Your output must consist solely of the lines from the "Generate a component" line through the "84.7, 89.5, 98.9];" line, exactly as written, without images.
+++ RECORDS FOR THE EXERCISE
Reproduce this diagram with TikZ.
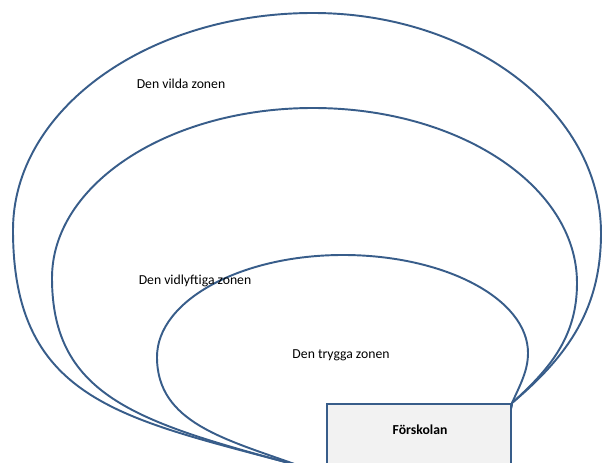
\documentclass[tikz,border=0pt]{standalone}
\usepackage{fontspec}
\setmainfont{Carlito}
\usepackage{tikz}
\definecolor{zoneblue}{RGB}{56,93,138}
\definecolor{boxgray}{RGB}{242,242,242}
\tikzstyle{zone} = [draw=zoneblue, line width=1.1pt]
\tikzstyle{school} = [rectangle, draw=zoneblue, line width=1.1pt, fill=boxgray, minimum width=3.68cm, minimum height=2cm, anchor=north east]
\tikzstyle{zonetext} = [font=\fontsize{7.8}{9}\selectfont, inner sep=0pt]
\tikzstyle{schooltext} = [font=\fontsize{7.8}{9}\selectfont\bfseries, inner sep=0pt]
\begin{document}
\begin{tikzpicture}[x=0.02cm, y=0.02cm]
               \useasboundingbox (0,0) rectangle (602,463);
               \clip (0,0) rectangle (602,463);
               \coordinate (corner) at (512,60);
               \coordinate (meet) at (300,-3);
               % den vilda zonen
               \draw [zone] (corner) .. controls (569,108) and (601,155) .. (601,230)
                    .. controls (601,351) and (472,450) .. (313,450)
                    .. controls (147,450) and (13,353) .. (13,233)
                    .. controls (13,60) and (126,44) .. (meet)
                    .. controls (400,-30) and (500,-20) .. (corner);
               % den vidlyftiga zonen
               \draw [zone] (corner) .. controls (551,95) and (577,127) .. (577,180)
                    .. controls (577,277) and (459,355) .. (313,355)
                    .. controls (169,355) and (52,279) .. (52,185)
                    .. controls (52,65) and (141,40) .. (meet)
                    .. controls (400,-30) and (500,-20) .. (corner);
               % den trygga zonen
               \draw [zone] (corner) .. controls (520,78) and (528,92) .. (528,110)
                    .. controls (528,164) and (445,208) .. (343,208)
                    .. controls (240,208) and (157,162) .. (157,106)
                    .. controls (157,40) and (225,24) .. (meet)
                    .. controls (400,-30) and (500,-20) .. (corner);
               \node [school] at (corner) (forskolan) {};
               \node [schooltext] at (420,33) (forskolantext) {Förskolan};
               \node [zonetext] at (181,379) (vild) {Den vilda zonen};
               \node [zonetext] at (195,182) (vidlyftig) {Den vidlyftiga zonen};
               \node [zonetext] at (341,108) (trygg) {Den trygga zonen};
               \end{tikzpicture}
\end{document}
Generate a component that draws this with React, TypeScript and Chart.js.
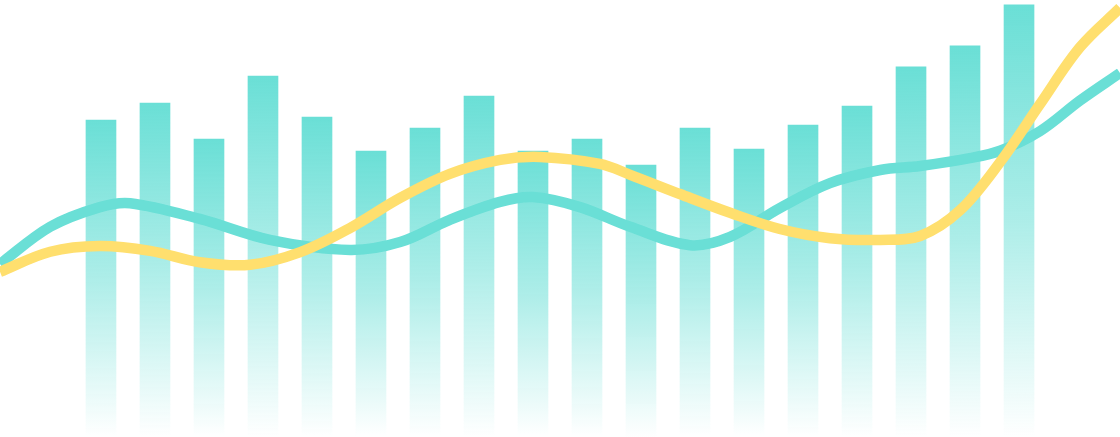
import React, { useEffect, useRef } from "react";
import { Chart, registerables } from "chart.js";

Chart.register(...registerables);

// Bar values (one per category, index 0..17)
const barValues = [72.5, 76.4, 68.2, 82.6, 73.2, 65.4, 70.7, 78.0, 65.4, 68.2, 62.2, 70.7, 65.9, 71.4, 75.7, 84.7, 89.5, 98.9];

// Teal line: positions on the category index axis and values
const tealX = [-1.87, -0.94, -0.02, 0.54, 1.83, 3.13, 4.61, 5.54, 6.46, 7.39, 8.0, 8.87, 9.8, 10.91, 11.65, 12.57, 13.5, 14.43, 15.17, 16.09, 16.65, 17.39, 18.13, 18.87];
const tealY = [39.6, 48.1, 52.6, 53.5, 49.9, 45.1, 42.8, 44.6, 49.7, 53.8, 54.9, 52.6, 48.1, 43.9, 45.8, 52.4, 58.1, 61.1, 62.0, 63.8, 65.5, 70.0, 77.0, 83.3];

// Yellow line
const yellowX = [-1.87, -0.94, -0.02, 0.91, 1.83, 2.76, 3.69, 4.61, 5.54, 6.46, 7.39, 8.13, 9.24, 9.8, 10.72, 11.65, 12.57, 13.5, 14.43, 15.17, 15.91, 16.65, 17.39, 18.13, 18.87];
const yellowY = [37.8, 42.4, 43.7, 42.6, 40.0, 39.4, 42.3, 47.8, 54.7, 60.2, 63.4, 64.1, 62.5, 60.0, 55.6, 51.3, 47.6, 45.5, 45.1, 46.0, 51.9, 62.9, 76.2, 89.2, 98.2];

const X_MIN = -1.87;
const X_MAX = 18.87;
const Y_MIN = 0;
const Y_MAX = 100;

const TEAL = "rgb(106,223,214)";
const YELLOW = "rgb(255,223,110)";

export default function App() {
  const canvasRef = useRef<HTMLCanvasElement | null>(null);

  useEffect(() => {
    if (!canvasRef.current) return;
    const chart = new Chart(canvasRef.current, {
      type: "bar",
      data: {
        datasets: [
          {
            type: "line",
            label: "yellow",
            data: yellowX.map((x, i) => ({ x, y: yellowY[i] })),
            borderColor: YELLOW,
            borderWidth: 10.5,
            pointRadius: 0,
            fill: false,
            tension: 0.35,
            borderJoinStyle: "round",
            order: 0,
          } as any,
          {
            type: "line",
            label: "teal",
            data: tealX.map((x, i) => ({ x, y: tealY[i] })),
            borderColor: TEAL,
            borderWidth: 10.5,
            pointRadius: 0,
            fill: false,
            tension: 0.35,
            borderJoinStyle: "round",
            order: 1,
          } as any,
          {
            type: "bar",
            label: "bars",
            data: barValues.map((v, i) => ({ x: i, y: v })),
            barThickness: 30,
            borderWidth: 0,
            order: 2,
            backgroundColor: (ctx: any) => {
              const c = ctx.chart;
              const ys = c.scales && c.scales.y;
              const v = ctx.parsed ? ctx.parsed.y : undefined;
              if (!ys || v === undefined || !c.chartArea) return TEAL;
              const top = ys.getPixelForValue(v);
              const bottom = ys.getPixelForValue(0);
              if (!isFinite(top) || !isFinite(bottom)) return TEAL;
              const g = c.ctx.createLinearGradient(0, top, 0, bottom);
              g.addColorStop(0, "rgba(106,223,214,1)");
              g.addColorStop(0.5, "rgba(106,223,214,0.55)");
              g.addColorStop(1, "rgba(106,223,214,0)");
              return g;
            },
          } as any,
        ],
      },
      options: {
        animation: false,
        responsive: true,
        maintainAspectRatio: false,
        layout: { padding: 0 },
        plugins: {
          legend: { display: false },
          tooltip: { enabled: false },
        },
        scales: {
          x: {
            type: "linear",
            min: X_MIN,
            max: X_MAX,
            offset: false,
            display: false,
            grid: { display: false },
          },
          y: {
            type: "linear",
            min: Y_MIN,
            max: Y_MAX,
            display: false,
            grid: { display: false },
          },
        },
      } as any,
    });
    return () => chart.destroy();
  }, []);

  return (
    <div
      style={{
        position: "fixed",
        left: 0,
        top: 0,
        width: "1120px",
        height: "437px",
        background: "#ffffff",
      }}
    >
      <canvas ref={canvasRef} />
    </div>
  );
}
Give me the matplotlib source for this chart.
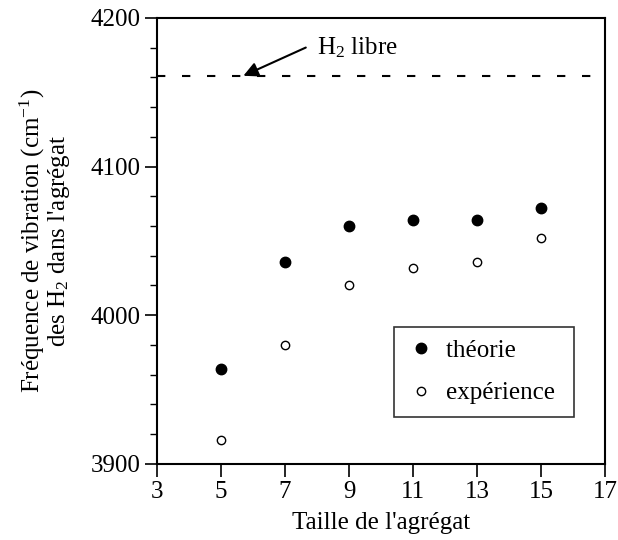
import matplotlib
matplotlib.use("Agg")
import matplotlib.pyplot as plt
from matplotlib.ticker import MultipleLocator

# données
taille = [5, 7, 9, 11, 13, 15]
theorie = [3964, 4036, 4060, 4064, 4064, 4072]
experience = [3916, 3980, 4020, 4032, 4036, 4052]
h2_libre = 4161

plt.rcParams['font.family'] = ['Liberation Serif', 'DejaVu Serif']
plt.rcParams['mathtext.fontset'] = 'custom'
plt.rcParams['mathtext.rm'] = 'Liberation Serif'
plt.rcParams['mathtext.it'] = 'Liberation Serif:italic'
plt.rcParams['font.size'] = 18

fig = plt.figure(figsize=(6.18, 5.4), dpi=100)
ax = fig.add_axes([0.254, 0.141, 0.725, 0.826])

# ligne H2 libre
ax.axhline(h2_libre, color='black', linestyle=(0, (4, 8)), linewidth=1.5)
ax.plot(taille, theorie, 'o', color='black', markersize=7.5, label='théorie ')
ax.plot(taille, experience, 'o', markerfacecolor='white', markeredgecolor='black',
        markeredgewidth=1.0, markersize=6, label='expérience ')

ax.annotate('', xy=(5.7, h2_libre), xytext=(7.65, 4180),
            arrowprops=dict(arrowstyle='-|>', color='black', lw=1.5,
                            mutation_scale=22, shrinkA=0, shrinkB=0))
ax.text(8.0, 4180, 'H$_2$ libre', va='center', ha='left')

ax.set_xlim(3, 17)
ax.set_ylim(3900, 4200)
ax.set_xticks(range(3, 18, 2))
ax.set_yticks([3900, 4000, 4100, 4200])
ax.yaxis.set_minor_locator(MultipleLocator(20))
ax.tick_params(axis='both', which='major', direction='out', length=9, width=1.2, pad=3)
ax.tick_params(axis='y', which='minor', direction='out', length=5, width=1.0)
for s in ax.spines.values():
    s.set_linewidth(1.5)

ax.set_xlabel("Taille de l'agrégat", labelpad=7)
ax.set_ylabel("Fréquence de vibration (cm$^{-1}$)\ndes H$_2$ dans l'agrégat",
              labelpad=13, linespacing=0.95)

leg = ax.legend(loc='upper left', bbox_to_anchor=(0.529, 0.307), borderaxespad=0,
                frameon=True, fancybox=False, edgecolor='black', handletextpad=0.4,
                labelspacing=0.8, borderpad=0.5, handlelength=1.2)
leg.get_frame().set_linewidth(1.2)

fig.savefig('out.png', dpi=100)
++++++
_THE SOLUTION_.
Generate a component that draws this with React, TypeScript and Chart.js.
import React, { useEffect, useRef } from "react";
import { Chart, registerables } from "chart.js";

Chart.register(...registerables);

// Bar values (one per category, index 0..17)
const barValues = [72.5, 76.4, 68.2, 82.6, 73.2, 65.4, 70.7, 78.0, 65.4, 68.2, 62.2, 70.7, 65.9, 71.4, 75.7, 84.7, 89.5, 98.9];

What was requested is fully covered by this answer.